Within the first year of existence of our program, we have admitted a total of 48 MS students and 20 Post-Master's students. All are on schedule to graduate in August 2017.

Because the NP role is new to this geographic area, faculty have had to beg, bribe, and poach NP and MD preceptors from surrounding areas, as we build what we hope is a renewable pool of preceptors who are willing to work with our students. We have asked our students to help us network to identify potential preceptors; however, we do not expect that students go out and track down their own preceptors.

All of our preceptors and their practice settings are thoroughly vetted by us in relation to education, certification, and credentialing, as well as indemnification, before our students begin their clinical hours.

We have budgeted to pay each preceptor a small stipend for their efforts, and have applied for state funding focused on rural health that will help us to continue to provide these stipends.

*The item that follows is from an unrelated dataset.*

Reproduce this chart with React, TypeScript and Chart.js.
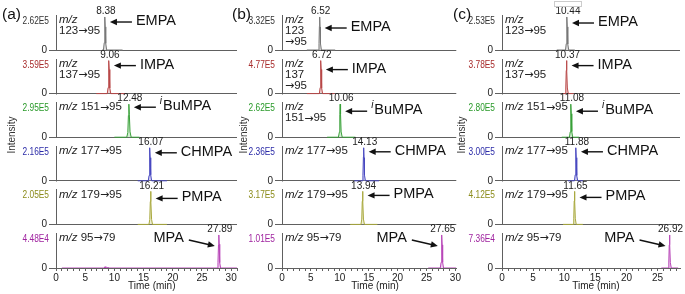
import React, { useEffect, useRef } from 'react';
import { Chart, registerables } from 'chart.js';

Chart.register(...registerables);

// ---------------- DATA ----------------
const COMPOUNDS = ['EMPA', 'IMPA', 'iBuMPA', 'CHMPA', 'PMPA', 'MPA'];
const PANEL_TAGS = ['(a)', '(b)', '(c)'];
const Y_TITLE = 'Intensity';
const X_TITLE = 'Time (min)';

const MZ_A = [['m/z', '123→95'], ['m/z', '137→95'], ['m/z 151→95'], ['m/z 177→95'], ['m/z 179→95'], ['m/z 95→79']];
const MZ_B = [['m/z', '123', '→95'], ['m/z', '137', '→95'], ['m/z', '151→95'], ['m/z 177→95'], ['m/z 179→95'], ['m/z 95→79']];
const MZ_C = [['m/z', '123→95'], ['m/z', '137→95'], ['m/z 151→95'], ['m/z 177→95'], ['m/z 179→95'], ['m/z 95→79']];

const MAX_A = ['2.62E5', '3.59E5', '2.95E5', '2.16E5', '2.05E5', '4.48E4'];
const MAX_B = ['3.32E5', '4.77E5', '2.62E5', '2.36E5', '3.17E5', '1.01E5'];
const MAX_C = ['2.53E5', '3.78E5', '2.80E5', '3.00E5', '4.12E5', '7.36E4'];

const RT_A = [8.38, 9.06, 12.48, 16.07, 16.21, 27.89];
const RT_B = [6.52, 6.72, 10.06, 14.13, 13.94, 27.65];
const RT_C = [10.44, 10.37, 11.08, 11.88, 11.65, 26.92];

// retention time (min) of each trace point, per row (EMPA .. MPA)
const TIME_A = [
  [7.9, 8.12, 8.26, 8.33, 8.38, 8.44, 8.52, 8.68, 11.4],
  [6.9, 8.78, 8.92, 9.0, 9.06, 9.12, 9.21, 9.38, 11.9],
  [10.0, 12.12, 12.3, 12.4, 12.48, 12.56, 12.68, 12.88, 14.3],
  [14.0, 15.8, 15.94, 16.02, 16.07, 16.13, 16.22, 16.38, 19.0],
  [14.0, 15.92, 16.06, 16.15, 16.21, 16.27, 16.37, 16.53, 19.0],
  [1.0, 8.25, 8.4, 8.55, 8.75, 8.88, 9.0, 27.6, 27.74, 27.83, 27.89, 27.95, 28.04, 28.2, 31.0],
];
// relative intensity (fraction of the row maximum)
const INT_A = [
  [0, 0, 0.22, 0.74, 1, 0.7, 0.2, 0, 0],
  [0, 0, 0.18, 0.7, 1, 0.73, 0.17, 0, 0],
  [0, 0, 0.14, 0.66, 1, 0.69, 0.16, 0, 0],
  [0, 0, 0.16, 0.72, 1, 0.7, 0.18, 0, 0],
  [0, 0, 0.15, 0.69, 1, 0.71, 0.15, 0, 0],
  [0, 0, 0.04, 0, 0, 0.03, 0, 0, 0.17, 0.7, 1, 0.72, 0.16, 0, 0],
];

const TIME_B = [
  [4.3, 6.26, 6.4, 6.47, 6.52, 6.58, 6.66, 6.82, 9.2],
  [4.3, 6.46, 6.6, 6.67, 6.72, 6.78, 6.86, 7.02, 9.1],
  [7.8, 9.76, 9.92, 10.0, 10.06, 10.13, 10.23, 10.42, 12.7],
  [12.5, 13.86, 14.0, 14.08, 14.13, 14.19, 14.27, 14.43, 16.8],
  [11.8, 13.66, 13.8, 13.88, 13.94, 14.0, 14.09, 14.26, 16.5],
  [25.3, 27.38, 27.52, 27.6, 27.65, 27.71, 27.79, 27.95, 30.15],
];
const INT_B = [
  [0, 0, 0.2, 0.72, 1, 0.7, 0.19, 0, 0],
  [0, 0, 0.18, 0.71, 1, 0.73, 0.17, 0, 0],
  [0, 0, 0.15, 0.68, 1, 0.7, 0.16, 0, 0],
  [0, 0, 0.17, 0.72, 1, 0.7, 0.17, 0, 0],
  [0, 0, 0.16, 0.7, 1, 0.71, 0.16, 0, 0],
  [0, 0, 0.17, 0.71, 1, 0.7, 0.17, 0, 0],
];

const TIME_C = [
  [8.8, 10.2, 10.32, 10.39, 10.44, 10.49, 10.57, 10.72, 11.7],
  [9.8, 10.13, 10.25, 10.32, 10.37, 10.42, 10.5, 10.65, 11.5],
  [9.6, 10.84, 10.96, 11.03, 11.08, 11.13, 11.21, 11.36, 12.4],
  [10.6, 11.64, 11.76, 11.83, 11.88, 11.93, 12.01, 12.16, 13.0],
  [9.8, 11.41, 11.53, 11.6, 11.65, 11.7, 11.78, 11.93, 13.0],
  [25.6, 26.68, 26.8, 26.87, 26.92, 26.97, 27.05, 27.2, 28.3],
];
const INT_C = [
  [0, 0, 0.19, 0.73, 1, 0.7, 0.18, 0, 0],
  [0, 0, 0.17, 0.7, 1, 0.72, 0.17, 0, 0],
  [0, 0, 0.16, 0.7, 1, 0.71, 0.17, 0, 0],
  [0, 0, 0.18, 0.72, 1, 0.7, 0.16, 0, 0],
  [0, 0, 0.17, 0.71, 1, 0.72, 0.17, 0, 0],
  [0, 0, 0.18, 0.7, 1, 0.71, 0.16, 0, 0],
];

const X_MAX = [31, 30.15, 28.6];

// ---------------- STYLE ----------------
const FONT = '"Liberation Sans", Arial, sans-serif';
const ARROW_FONT = '"DejaVu Sans", sans-serif';
const AXIS = '#606060';
const LINE_COLORS = ['#777777', '#b84848', '#38a038', '#4848c0', '#a8a83c', '#b848b8'];
const FILL_COLORS = ['rgba(170,170,170,0.4)', 'rgba(220,140,140,0.4)', 'rgba(140,210,140,0.4)', 'rgba(150,150,225,0.4)', 'rgba(210,210,140,0.4)', 'rgba(220,140,220,0.4)'];
const LABEL_COLORS = ['#333333', '#a82c2c', '#2a9a2a', '#2c2ca8', '#8c8c1c', '#a024a0'];

const TOP = 1.06; // top of each row axis (relative units)
const GAP = 0.26; // blank space below each row baseline
const LBL = 0.88; // where the max label sits
const TRANSPARENT = 'rgba(0,0,0,0)';

const PANELS = [
  { tag: PANEL_TAGS[0], left: 0, width: 240, yWidth: 56, padRight: 3, xMax: X_MAX[0], rt: RT_A, max: MAX_A, mz: MZ_A, times: TIME_A, ints: INT_A, dy: [28, 28, 30, 28, 26], tagX: 2, titleX: 12, timeAt: 16.4, box: null },
  { tag: PANEL_TAGS[1], left: 226, width: 236, yWidth: 56, padRight: 4, xMax: X_MAX[1], rt: RT_B, max: MAX_B, mz: MZ_B, times: TIME_B, ints: INT_B, dy: [22, 24, 26, 29, 29], tagX: 6, titleX: 18, timeAt: 16.1, box: null },
  { tag: PANEL_TAGS[2], left: 452, width: 233, yWidth: 50, padRight: 5, xMax: X_MAX[2], rt: RT_C, max: MAX_C, mz: MZ_C, times: TIME_C, ints: INT_C, dy: [27, 28, 26, 29, 27], tagX: 1, titleX: 10, timeAt: 15.1, box: [102, 1, 27, 5] },
];

function drawArrow(ctx: CanvasRenderingContext2D, x1: number, y1: number, x2: number, y2: number) {
  const ang = Math.atan2(y2 - y1, x2 - x1);
  const hl = 7, hw = 3.2;
  ctx.strokeStyle = '#111';
  ctx.fillStyle = '#111';
  ctx.lineWidth = 1.4;
  ctx.beginPath();
  ctx.moveTo(x1, y1);
  ctx.lineTo(x2 - Math.cos(ang) * hl * 0.8, y2 - Math.sin(ang) * hl * 0.8);
  ctx.stroke();
  ctx.beginPath();
  ctx.moveTo(x2, y2);
  ctx.lineTo(x2 - hl * Math.cos(ang) + hw * Math.sin(ang), y2 - hl * Math.sin(ang) - hw * Math.cos(ang));
  ctx.lineTo(x2 - hl * Math.cos(ang) - hw * Math.sin(ang), y2 - hl * Math.sin(ang) + hw * Math.cos(ang));
  ctx.closePath();
  ctx.fill();
}

// draws "m/z" in italics, the arrow glyph in a font that has a long arrow, the rest plain
function drawMz(ctx: CanvasRenderingContext2D, text: string, x: number, y: number) {
  ctx.fillStyle = '#222';
  ctx.textAlign = 'left';
  ctx.textBaseline = 'middle';
  const parts = text.split(/(m\/z|→)/).filter((s) => s.length > 0);
  let cx = x;
  for (const part of parts) {
    if (part === 'm/z') ctx.font = `italic 11.5px ${FONT}`;
    else if (part === '→') ctx.font = `11px ${ARROW_FONT}`;
    else ctx.font = `11.5px ${FONT}`;
    ctx.fillText(part, cx, part === '→' ? y + 0.5 : y);
    cx += ctx.measureText(part).width;
  }
}

function drawName(ctx: CanvasRenderingContext2D, name: string, x: number, y: number, align: 'left' | 'right') {
  ctx.fillStyle = '#111';
  ctx.textBaseline = 'middle';
  if (name === 'iBuMPA') {
    ctx.textAlign = 'left';
    ctx.font = `italic 10px ${FONT}`;
    ctx.fillText('i', x, y - 5);
    const w = ctx.measureText('i').width + 1;
    ctx.font = `14.5px ${FONT}`;
    ctx.fillText(name.slice(1), x + w, y);
  } else {
    ctx.textAlign = align;
    ctx.font = `14.5px ${FONT}`;
    ctx.fillText(name, x, y);
  }
}

function makePlugin(p: any) {
  return {
    id: 'annotations',
    afterDraw(chart: any) {
      const { ctx, chartArea: area } = chart;
      const xs = chart.scales.x;
      ctx.save();
      const axX = Math.round(area.left) + 0.5;
      for (let r = 0; r < 6; r++) {
        const ys = chart.scales['y' + r];
        const b = ys.getPixelForValue(0);
        const t = ys.getPixelForValue(TOP);
        ctx.strokeStyle = AXIS;
        ctx.lineWidth = 1;
        ctx.beginPath();
        ctx.moveTo(axX, Math.round(b) + 0.5);
        ctx.lineTo(axX, Math.round(t));
        ctx.stroke();

        // row maximum label (condensed, like the original axis font)
        ctx.save();
        ctx.translate(area.left - 7, ys.getPixelForValue(LBL));
        ctx.scale(0.76, 1);
        ctx.font = `11px ${FONT}`;
        ctx.fillStyle = LABEL_COLORS[r];
        ctx.textAlign = 'right';
        ctx.textBaseline = 'middle';
        ctx.fillText(p.max[r], 0, 0);
        ctx.restore();

        const px = xs.getPixelForValue(p.rt[r]);
        ctx.fillStyle = '#222';
        ctx.font = `10px ${FONT}`;
        ctx.textAlign = 'center';
        ctx.textBaseline = 'middle';
        ctx.fillText(p.rt[r].toFixed(2), px + 1, b - 38.5);

        p.mz[r].forEach((ln: string, i: number) => drawMz(ctx, ln, area.left + 3, b - 30 + i * 11));

        if (r < 5) {
          const ay = b - p.dy[r];
          drawArrow(ctx, px + 27, ay, px + 5, ay);
          drawName(ctx, COMPOUNDS[r], px + 31, ay - 1, 'left');
        } else {
          drawArrow(ctx, px - 30, b - 28, px - 4, b - 22);
          drawName(ctx, COMPOUNDS[r], px - 35, b - 30, 'right');
        }
      }
      // panel tag
      ctx.fillStyle = '#111';
      ctx.font = `15.5px ${FONT}`;
      ctx.textAlign = 'left';
      ctx.textBaseline = 'middle';
      ctx.fillText(p.tag, p.tagX, 15);
      // y title
      ctx.save();
      ctx.translate(p.titleX, 135);
      ctx.rotate(-Math.PI / 2);
      ctx.font = `10px ${FONT}`;
      ctx.fillStyle = '#333';
      ctx.textAlign = 'center';
      ctx.textBaseline = 'middle';
      ctx.fillText(Y_TITLE, 0, 0);
      ctx.restore();
      // x title
      ctx.font = `10px ${FONT}`;
      ctx.fillStyle = '#222';
      ctx.textAlign = 'center';
      ctx.textBaseline = 'middle';
      ctx.fillText(X_TITLE, xs.getPixelForValue(p.timeAt), 286);
      if (p.box) {
        ctx.strokeStyle = '#cccccc';
        ctx.lineWidth = 1;
        ctx.strokeRect(p.box[0] + 0.5, p.box[1] + 0.5, p.box[2], p.box[3]);
      }
      ctx.restore();
    },
  };
}

function Panel({ p }: { p: any }) {
  const ref = useRef<HTMLCanvasElement>(null);
  useEffect(() => {
    if (!ref.current) return;
    const scales: any = {
      x: {
        type: 'linear',
        position: 'bottom',
        bounds: 'data',
        min: 0,
        max: p.xMax,
        afterFit: (s: any) => { s.height = 26; },
        border: { color: AXIS, width: 1 },
        grid: { drawOnChartArea: false, drawTicks: true, tickLength: 3, tickColor: AXIS },
        ticks: {
          stepSize: 1,
          autoSkip: false,
          includeBounds: false,
          maxRotation: 0,
          minRotation: 0,
          padding: 1,
          color: '#222',
          font: { family: FONT, size: 10 },
          callback: (v: number) => (v % 5 === 0 ? String(v) : ''),
        },
      },
    };
    for (let r = 0; r < 6; r++) {
      const bottom = r === 5;
      scales['y' + r] = {
        type: 'linear',
        position: 'left',
        stack: 'rows',
        stackWeight: bottom ? TOP : TOP + GAP,
        weight: 6 - r,
        bounds: 'data',
        min: bottom ? 0 : -GAP,
        max: TOP,
        afterFit: (s: any) => { s.width = p.yWidth; },
        afterBuildTicks: (s: any) => { s.ticks = [{ value: 0 }, { value: LBL }]; },
        border: { display: false },
        grid: {
          drawOnChartArea: true,
          drawTicks: true,
          tickLength: 7,
          color: (c: any) => (c.tick && c.tick.value === 0 ? AXIS : TRANSPARENT),
          tickColor: (c: any) => (c.tick && c.tick.value === 0 ? AXIS : TRANSPARENT),
        },
        ticks: {
          padding: 2,
          autoSkip: false,
          font: { family: FONT, size: 10 },
          color: (c: any) => (c.tick && c.tick.value === 0 ? '#222' : TRANSPARENT),
          callback: (v: number) => (v === 0 ? '0' : p.max[r]),
        },
      };
    }
    const datasets = p.times.map((ts: number[], r: number) => ({
      data: ts.map((t: number, i: number) => ({ x: t, y: p.ints[r][i] })),
      xAxisID: 'x',
      yAxisID: 'y' + r,
      borderColor: LINE_COLORS[r],
      backgroundColor: FILL_COLORS[r],
      borderWidth: 1,
      pointRadius: 0,
      tension: 0,
      fill: 'origin',
    }));
    const chart = new Chart(ref.current, {
      type: 'line',
      data: { datasets },
      options: {
        animation: false,
        responsive: false,
        devicePixelRatio: 1,
        layout: { padding: { top: 15, left: 0, right: p.padRight, bottom: 0 } },
        plugins: { legend: { display: false }, tooltip: { enabled: false }, title: { display: false } },
        scales,
      },
      plugins: [makePlugin(p)],
    } as any);
    return () => chart.destroy();
  }, []);
  return (
    <canvas
      ref={ref}
      width={p.width}
      height={294}
      style={{ position: 'absolute', left: p.left, top: 0, width: p.width, height: 294 }}
    />
  );
}

export default function App() {
  return (
    <div style={{ position: 'absolute', left: 0, top: 0, width: 685, height: 294, background: '#ffffff', overflow: 'hidden' }}>
      {PANELS.map((p, i) => (
        <Panel key={i} p={p} />
      ))}
    </div>
  );
}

So, no, our standards are not "so low" - - because we are new and building our base of preceptors. We are doing remarkable work preparing the next generation of primary care providers who will be available to care for our vulnerable and underserved rural population.

And we will be proud to graduate these advanced practice students under the imprimatur of our college which has a long history of serving our geographic area with well-educated and dedicated baccalaureate-prepared nurses.

Generalizations, such as are contained in the above message, are not only broadly inaccurate, but also are damaging to the profession.

Since your program provides the students with vetted preceptors, my comments don't even apply to your program.

2 Votes
Specializes in Crit Care; EOL; Pain/Symptom; Gero.

We still are asking students to "help" us identify preceptors.

Not sure of the context behind your original comment.

1 Votes
Specializes in CRNA, Finally retired.
PANYNP said:
We still are asking students to "help" us identify preceptors.

Not sure of the context behind your original comment.

I see you are talking about BSN students. I thought thus thread was about NP students who often gave to find their own clinical preceptors.